━━━ Dataset

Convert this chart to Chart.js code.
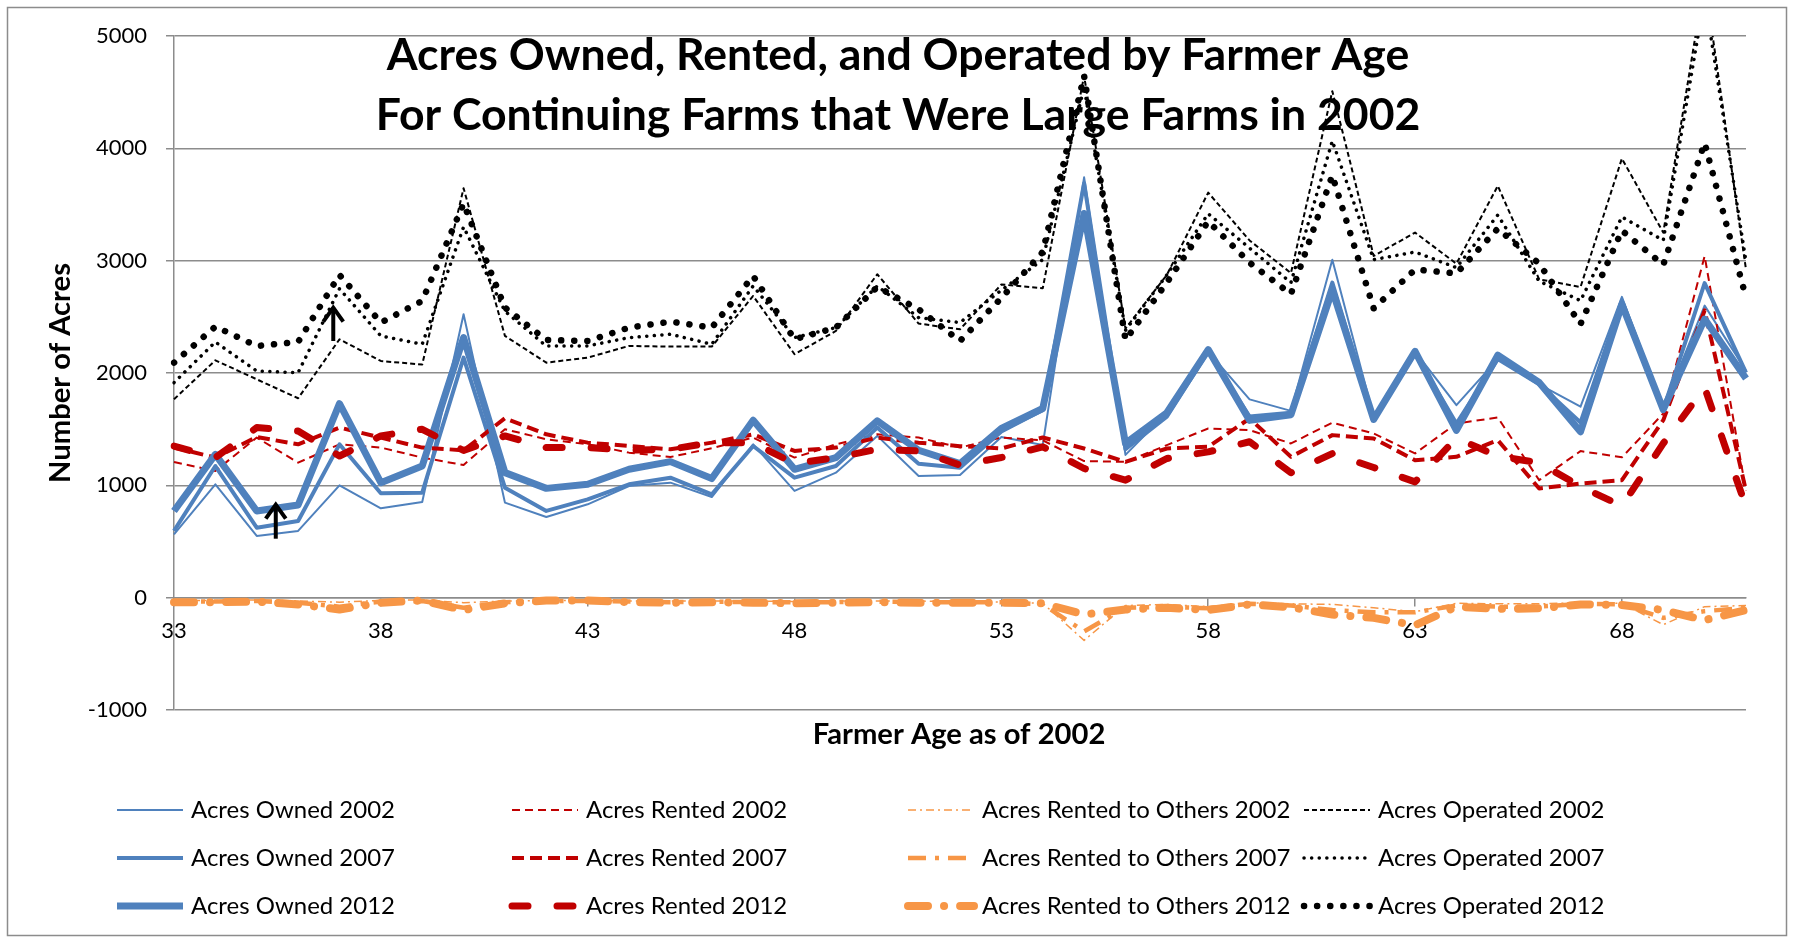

━━━━━━
━━━ Dataset

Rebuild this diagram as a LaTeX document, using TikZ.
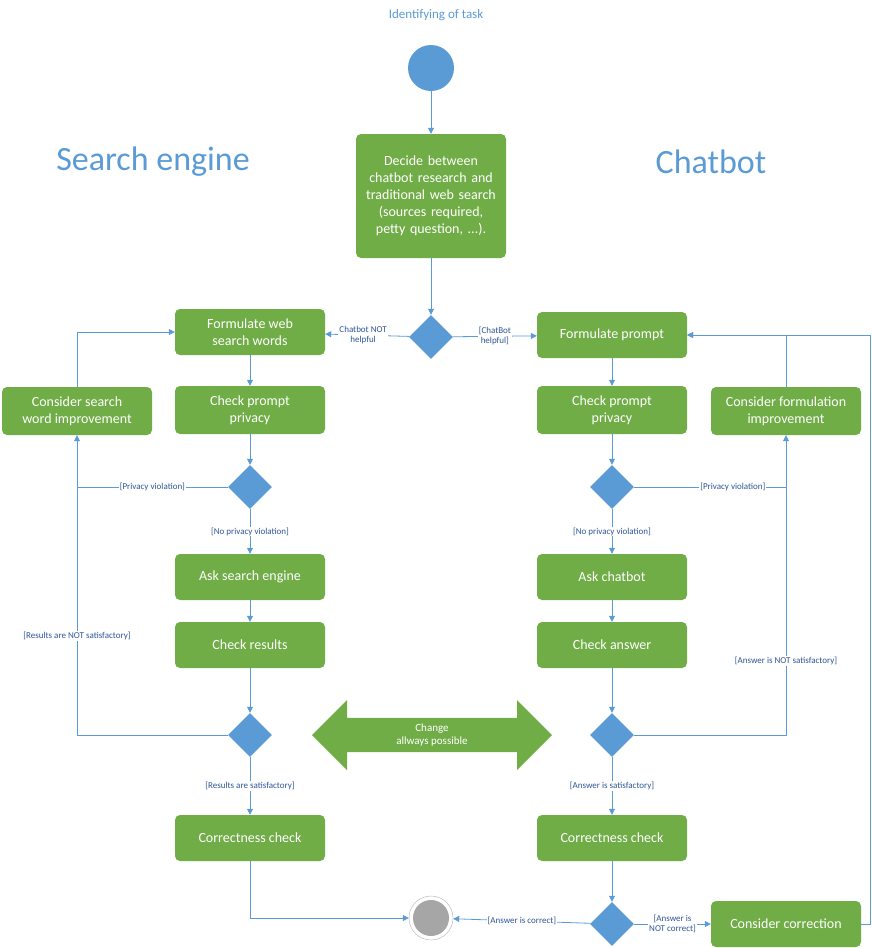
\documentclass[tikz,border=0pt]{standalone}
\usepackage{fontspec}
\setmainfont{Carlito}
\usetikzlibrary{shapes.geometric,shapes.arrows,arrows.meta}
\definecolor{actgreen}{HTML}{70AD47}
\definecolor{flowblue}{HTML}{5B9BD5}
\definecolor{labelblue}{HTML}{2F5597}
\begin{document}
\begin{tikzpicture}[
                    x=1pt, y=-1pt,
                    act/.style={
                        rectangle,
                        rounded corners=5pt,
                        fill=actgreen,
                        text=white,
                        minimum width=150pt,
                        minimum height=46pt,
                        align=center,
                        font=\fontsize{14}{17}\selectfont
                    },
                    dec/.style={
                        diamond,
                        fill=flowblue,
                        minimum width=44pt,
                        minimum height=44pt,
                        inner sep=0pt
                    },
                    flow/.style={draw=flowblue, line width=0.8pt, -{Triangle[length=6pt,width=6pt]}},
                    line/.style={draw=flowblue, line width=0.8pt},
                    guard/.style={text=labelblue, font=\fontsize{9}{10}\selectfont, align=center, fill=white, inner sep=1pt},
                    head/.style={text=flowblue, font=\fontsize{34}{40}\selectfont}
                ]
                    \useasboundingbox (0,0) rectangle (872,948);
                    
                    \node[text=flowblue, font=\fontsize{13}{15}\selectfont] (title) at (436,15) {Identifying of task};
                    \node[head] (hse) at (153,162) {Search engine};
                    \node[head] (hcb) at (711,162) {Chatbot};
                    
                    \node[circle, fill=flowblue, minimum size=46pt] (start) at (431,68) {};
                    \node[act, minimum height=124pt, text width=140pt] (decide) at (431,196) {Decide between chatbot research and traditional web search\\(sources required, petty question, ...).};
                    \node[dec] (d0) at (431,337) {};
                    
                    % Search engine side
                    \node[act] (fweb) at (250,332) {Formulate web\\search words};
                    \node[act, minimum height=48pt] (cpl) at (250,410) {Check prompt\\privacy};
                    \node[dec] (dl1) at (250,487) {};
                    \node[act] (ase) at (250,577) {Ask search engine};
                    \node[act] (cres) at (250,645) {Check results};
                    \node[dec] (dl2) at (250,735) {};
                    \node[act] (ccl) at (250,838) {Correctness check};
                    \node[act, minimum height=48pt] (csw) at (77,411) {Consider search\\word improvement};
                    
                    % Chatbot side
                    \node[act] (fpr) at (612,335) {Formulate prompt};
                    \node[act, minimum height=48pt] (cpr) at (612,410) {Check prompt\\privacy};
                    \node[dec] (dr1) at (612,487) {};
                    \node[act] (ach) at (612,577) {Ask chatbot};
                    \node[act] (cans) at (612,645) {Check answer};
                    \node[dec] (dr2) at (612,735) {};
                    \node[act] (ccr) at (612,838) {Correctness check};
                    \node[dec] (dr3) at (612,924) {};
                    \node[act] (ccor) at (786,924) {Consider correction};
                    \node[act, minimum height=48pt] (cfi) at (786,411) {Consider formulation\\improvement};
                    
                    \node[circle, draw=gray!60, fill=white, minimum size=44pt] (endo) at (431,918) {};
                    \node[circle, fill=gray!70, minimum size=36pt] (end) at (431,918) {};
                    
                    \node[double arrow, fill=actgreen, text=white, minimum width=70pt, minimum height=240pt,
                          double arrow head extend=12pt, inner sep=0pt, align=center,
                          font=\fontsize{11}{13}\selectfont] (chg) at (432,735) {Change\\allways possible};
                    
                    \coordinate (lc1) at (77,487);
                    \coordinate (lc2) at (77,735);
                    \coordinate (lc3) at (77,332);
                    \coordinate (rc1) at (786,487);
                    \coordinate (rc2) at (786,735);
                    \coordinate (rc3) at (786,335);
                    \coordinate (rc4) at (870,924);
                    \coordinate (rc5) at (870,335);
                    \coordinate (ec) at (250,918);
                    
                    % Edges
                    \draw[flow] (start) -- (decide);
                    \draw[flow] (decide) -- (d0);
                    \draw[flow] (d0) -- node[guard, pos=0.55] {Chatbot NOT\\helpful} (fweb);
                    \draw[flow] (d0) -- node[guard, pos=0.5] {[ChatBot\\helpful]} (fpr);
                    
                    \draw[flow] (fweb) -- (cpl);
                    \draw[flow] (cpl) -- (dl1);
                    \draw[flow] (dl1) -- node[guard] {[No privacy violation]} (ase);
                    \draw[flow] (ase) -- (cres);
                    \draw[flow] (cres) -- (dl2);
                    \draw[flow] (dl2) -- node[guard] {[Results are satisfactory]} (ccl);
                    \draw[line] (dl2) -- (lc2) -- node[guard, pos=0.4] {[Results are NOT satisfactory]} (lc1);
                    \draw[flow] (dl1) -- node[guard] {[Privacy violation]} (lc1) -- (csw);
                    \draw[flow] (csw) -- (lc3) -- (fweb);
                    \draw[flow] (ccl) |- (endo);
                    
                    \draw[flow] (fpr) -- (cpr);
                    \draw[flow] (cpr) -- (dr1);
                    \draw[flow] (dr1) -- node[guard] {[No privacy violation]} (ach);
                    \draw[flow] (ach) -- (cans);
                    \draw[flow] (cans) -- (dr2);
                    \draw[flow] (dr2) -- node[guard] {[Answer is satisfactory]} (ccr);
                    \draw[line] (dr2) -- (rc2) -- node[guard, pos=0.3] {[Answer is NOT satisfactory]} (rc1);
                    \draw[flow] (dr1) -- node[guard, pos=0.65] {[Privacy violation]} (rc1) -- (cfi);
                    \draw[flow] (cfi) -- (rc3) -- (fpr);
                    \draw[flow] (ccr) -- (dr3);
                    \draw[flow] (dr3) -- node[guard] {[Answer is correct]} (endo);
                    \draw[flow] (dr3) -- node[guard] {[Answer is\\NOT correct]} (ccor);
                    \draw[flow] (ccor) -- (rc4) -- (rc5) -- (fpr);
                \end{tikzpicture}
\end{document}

━━━━━━
━━━ Dataset

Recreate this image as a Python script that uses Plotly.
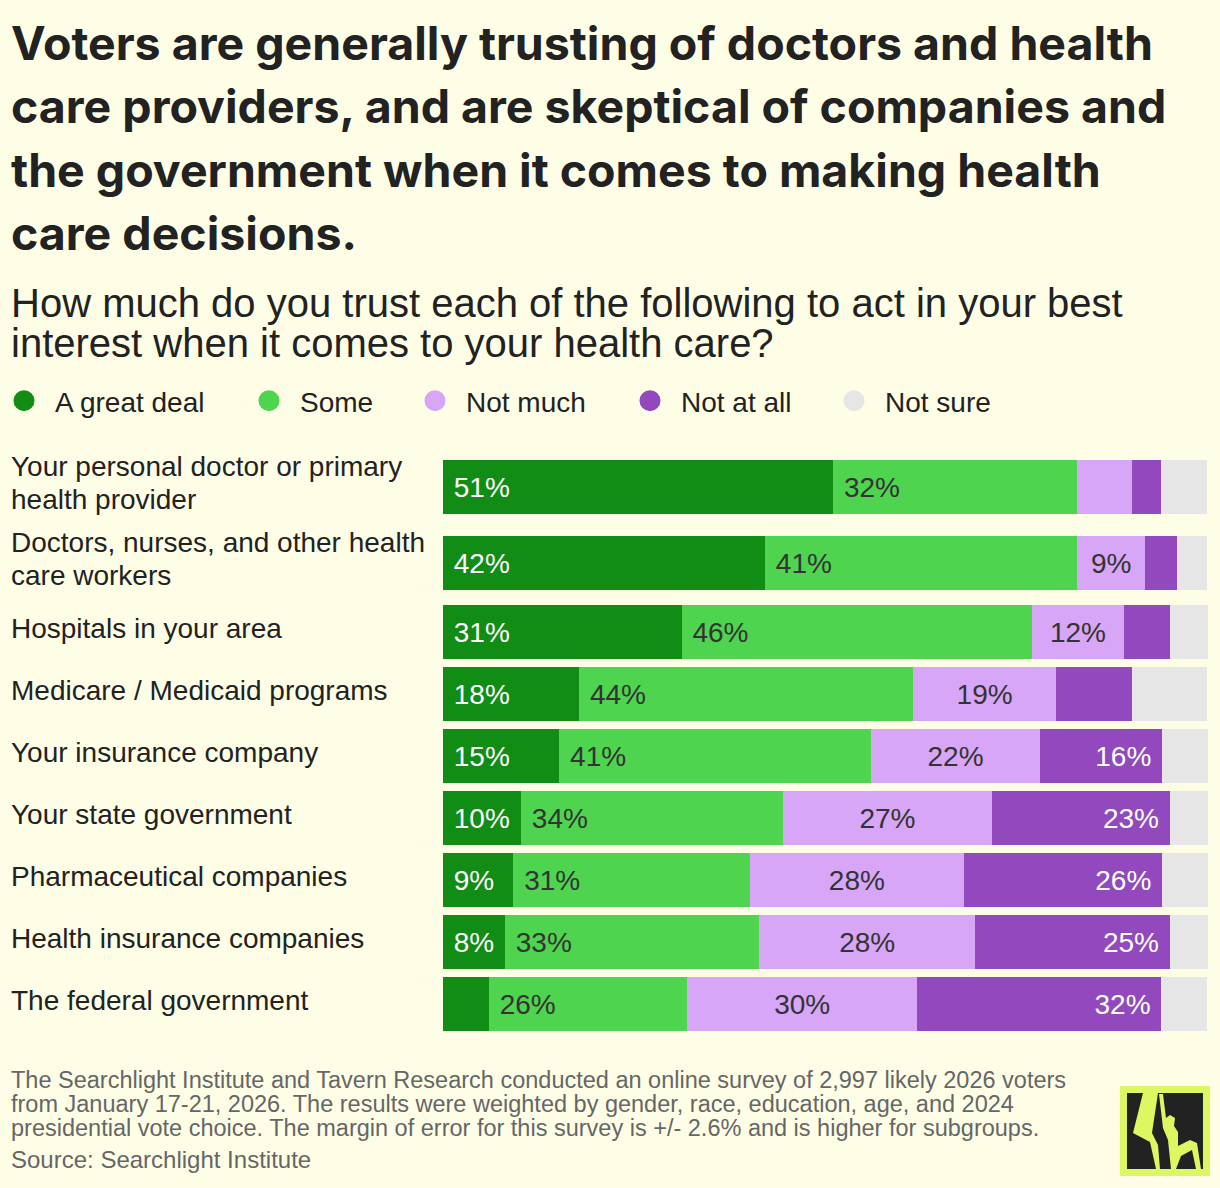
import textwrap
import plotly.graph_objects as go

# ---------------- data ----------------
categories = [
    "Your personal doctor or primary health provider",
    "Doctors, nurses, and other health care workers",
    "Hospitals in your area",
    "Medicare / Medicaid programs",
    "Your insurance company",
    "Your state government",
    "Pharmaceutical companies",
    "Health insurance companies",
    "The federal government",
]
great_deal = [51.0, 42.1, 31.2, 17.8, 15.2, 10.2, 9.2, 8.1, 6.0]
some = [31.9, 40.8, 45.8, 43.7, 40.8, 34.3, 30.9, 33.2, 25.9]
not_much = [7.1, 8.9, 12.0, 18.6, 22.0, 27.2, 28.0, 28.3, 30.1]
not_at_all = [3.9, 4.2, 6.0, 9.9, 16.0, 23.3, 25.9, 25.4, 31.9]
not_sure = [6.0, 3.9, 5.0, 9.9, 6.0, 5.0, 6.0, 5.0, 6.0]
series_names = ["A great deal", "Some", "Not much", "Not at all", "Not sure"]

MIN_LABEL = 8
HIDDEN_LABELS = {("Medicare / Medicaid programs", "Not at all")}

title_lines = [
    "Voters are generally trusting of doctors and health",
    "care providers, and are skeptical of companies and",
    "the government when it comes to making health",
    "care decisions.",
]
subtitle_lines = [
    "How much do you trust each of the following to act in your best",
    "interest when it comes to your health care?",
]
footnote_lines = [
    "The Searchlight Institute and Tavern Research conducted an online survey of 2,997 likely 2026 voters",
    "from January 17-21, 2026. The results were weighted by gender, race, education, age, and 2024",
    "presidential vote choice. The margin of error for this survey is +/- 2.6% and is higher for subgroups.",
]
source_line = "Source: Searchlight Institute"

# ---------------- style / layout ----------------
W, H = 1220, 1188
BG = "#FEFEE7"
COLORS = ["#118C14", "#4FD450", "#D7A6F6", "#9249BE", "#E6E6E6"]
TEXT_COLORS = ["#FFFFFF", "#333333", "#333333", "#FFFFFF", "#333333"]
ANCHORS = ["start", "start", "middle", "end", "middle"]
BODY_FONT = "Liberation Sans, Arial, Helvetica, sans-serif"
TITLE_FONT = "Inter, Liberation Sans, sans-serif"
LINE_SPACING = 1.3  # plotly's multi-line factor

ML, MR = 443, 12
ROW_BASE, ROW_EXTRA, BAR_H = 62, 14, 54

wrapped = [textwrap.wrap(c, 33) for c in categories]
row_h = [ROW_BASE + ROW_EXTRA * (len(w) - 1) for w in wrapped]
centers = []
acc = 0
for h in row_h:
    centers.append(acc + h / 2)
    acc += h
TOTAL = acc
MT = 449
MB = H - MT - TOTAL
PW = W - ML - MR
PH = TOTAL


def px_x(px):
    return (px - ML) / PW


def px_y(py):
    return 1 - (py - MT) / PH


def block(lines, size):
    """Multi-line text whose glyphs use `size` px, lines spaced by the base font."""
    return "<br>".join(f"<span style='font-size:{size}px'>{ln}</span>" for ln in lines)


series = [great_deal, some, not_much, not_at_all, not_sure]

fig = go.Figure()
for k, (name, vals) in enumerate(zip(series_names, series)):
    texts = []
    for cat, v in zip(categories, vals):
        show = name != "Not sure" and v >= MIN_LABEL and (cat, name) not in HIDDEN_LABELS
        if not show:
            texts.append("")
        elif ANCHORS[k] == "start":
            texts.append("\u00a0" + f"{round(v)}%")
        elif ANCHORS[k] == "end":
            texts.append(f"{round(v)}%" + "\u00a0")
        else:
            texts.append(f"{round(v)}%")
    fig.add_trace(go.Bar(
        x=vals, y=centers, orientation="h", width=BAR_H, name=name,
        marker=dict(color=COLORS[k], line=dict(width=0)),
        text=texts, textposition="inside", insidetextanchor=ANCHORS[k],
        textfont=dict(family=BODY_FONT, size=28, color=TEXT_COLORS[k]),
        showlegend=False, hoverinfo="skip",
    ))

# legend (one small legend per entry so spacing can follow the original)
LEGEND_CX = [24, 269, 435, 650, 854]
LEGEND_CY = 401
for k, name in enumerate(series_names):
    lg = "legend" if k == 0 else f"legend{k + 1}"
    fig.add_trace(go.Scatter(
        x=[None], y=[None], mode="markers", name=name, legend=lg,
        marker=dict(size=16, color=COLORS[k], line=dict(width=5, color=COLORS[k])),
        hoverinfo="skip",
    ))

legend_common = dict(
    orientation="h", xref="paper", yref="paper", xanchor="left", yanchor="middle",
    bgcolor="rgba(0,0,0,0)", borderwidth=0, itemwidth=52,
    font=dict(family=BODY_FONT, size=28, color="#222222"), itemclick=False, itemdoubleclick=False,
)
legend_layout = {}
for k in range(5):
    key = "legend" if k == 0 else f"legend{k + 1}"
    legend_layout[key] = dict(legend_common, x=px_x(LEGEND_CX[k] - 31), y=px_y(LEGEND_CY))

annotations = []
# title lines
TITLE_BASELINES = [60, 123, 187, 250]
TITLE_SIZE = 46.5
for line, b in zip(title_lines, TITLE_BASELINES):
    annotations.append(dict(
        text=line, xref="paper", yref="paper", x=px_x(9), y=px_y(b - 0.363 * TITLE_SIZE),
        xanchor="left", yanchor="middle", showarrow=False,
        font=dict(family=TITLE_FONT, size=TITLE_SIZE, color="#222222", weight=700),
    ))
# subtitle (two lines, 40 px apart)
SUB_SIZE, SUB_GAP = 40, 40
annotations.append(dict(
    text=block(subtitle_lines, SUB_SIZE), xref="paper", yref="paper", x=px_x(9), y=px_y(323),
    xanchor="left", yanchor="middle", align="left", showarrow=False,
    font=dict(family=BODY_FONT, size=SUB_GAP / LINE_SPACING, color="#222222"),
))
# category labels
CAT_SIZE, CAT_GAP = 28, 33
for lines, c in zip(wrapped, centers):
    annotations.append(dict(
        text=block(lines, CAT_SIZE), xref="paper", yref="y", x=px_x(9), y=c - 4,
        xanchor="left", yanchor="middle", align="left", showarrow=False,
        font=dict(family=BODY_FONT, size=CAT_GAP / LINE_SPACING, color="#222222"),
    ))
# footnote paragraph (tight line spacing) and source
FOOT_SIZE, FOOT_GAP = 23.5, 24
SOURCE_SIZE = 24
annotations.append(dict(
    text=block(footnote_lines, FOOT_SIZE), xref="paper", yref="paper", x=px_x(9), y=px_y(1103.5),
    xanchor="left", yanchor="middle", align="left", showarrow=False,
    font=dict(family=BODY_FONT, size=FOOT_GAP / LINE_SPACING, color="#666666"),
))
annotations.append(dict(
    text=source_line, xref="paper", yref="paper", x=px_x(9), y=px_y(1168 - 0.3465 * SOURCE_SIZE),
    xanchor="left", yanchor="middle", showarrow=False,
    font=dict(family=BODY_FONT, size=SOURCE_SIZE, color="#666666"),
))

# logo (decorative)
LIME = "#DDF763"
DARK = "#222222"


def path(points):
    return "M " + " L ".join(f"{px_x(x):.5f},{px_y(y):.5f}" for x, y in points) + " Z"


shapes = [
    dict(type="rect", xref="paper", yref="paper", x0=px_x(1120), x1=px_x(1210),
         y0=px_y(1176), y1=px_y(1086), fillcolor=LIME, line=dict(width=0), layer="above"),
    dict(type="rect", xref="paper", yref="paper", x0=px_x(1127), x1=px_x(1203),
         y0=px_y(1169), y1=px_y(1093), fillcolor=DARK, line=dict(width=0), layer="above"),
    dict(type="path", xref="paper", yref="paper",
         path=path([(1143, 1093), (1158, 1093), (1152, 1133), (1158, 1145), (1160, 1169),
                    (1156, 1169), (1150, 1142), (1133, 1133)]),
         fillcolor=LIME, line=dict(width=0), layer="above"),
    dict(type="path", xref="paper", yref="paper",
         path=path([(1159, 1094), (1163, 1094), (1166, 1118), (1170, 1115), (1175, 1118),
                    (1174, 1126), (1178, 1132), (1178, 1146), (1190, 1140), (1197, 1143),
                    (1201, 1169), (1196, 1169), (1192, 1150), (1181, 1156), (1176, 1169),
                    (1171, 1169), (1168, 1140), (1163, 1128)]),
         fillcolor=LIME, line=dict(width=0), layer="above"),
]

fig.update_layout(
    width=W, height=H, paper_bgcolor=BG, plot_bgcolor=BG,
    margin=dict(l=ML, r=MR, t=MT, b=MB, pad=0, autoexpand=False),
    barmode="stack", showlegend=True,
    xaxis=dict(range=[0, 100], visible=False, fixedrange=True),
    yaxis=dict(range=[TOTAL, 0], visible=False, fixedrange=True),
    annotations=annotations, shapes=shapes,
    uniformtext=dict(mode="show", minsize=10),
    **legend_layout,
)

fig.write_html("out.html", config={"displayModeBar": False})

━━━━━━

**Aim of the task**
Copy nothing but the lines above from the one with "Recreate this image" to the one with "import plotly.graph_objects as go", inclusive, word for word. Leave every picture out.

**Finished answer**
Recreate this image as a Python script that uses Plotly.
import textwrap
import plotly.graph_objects as go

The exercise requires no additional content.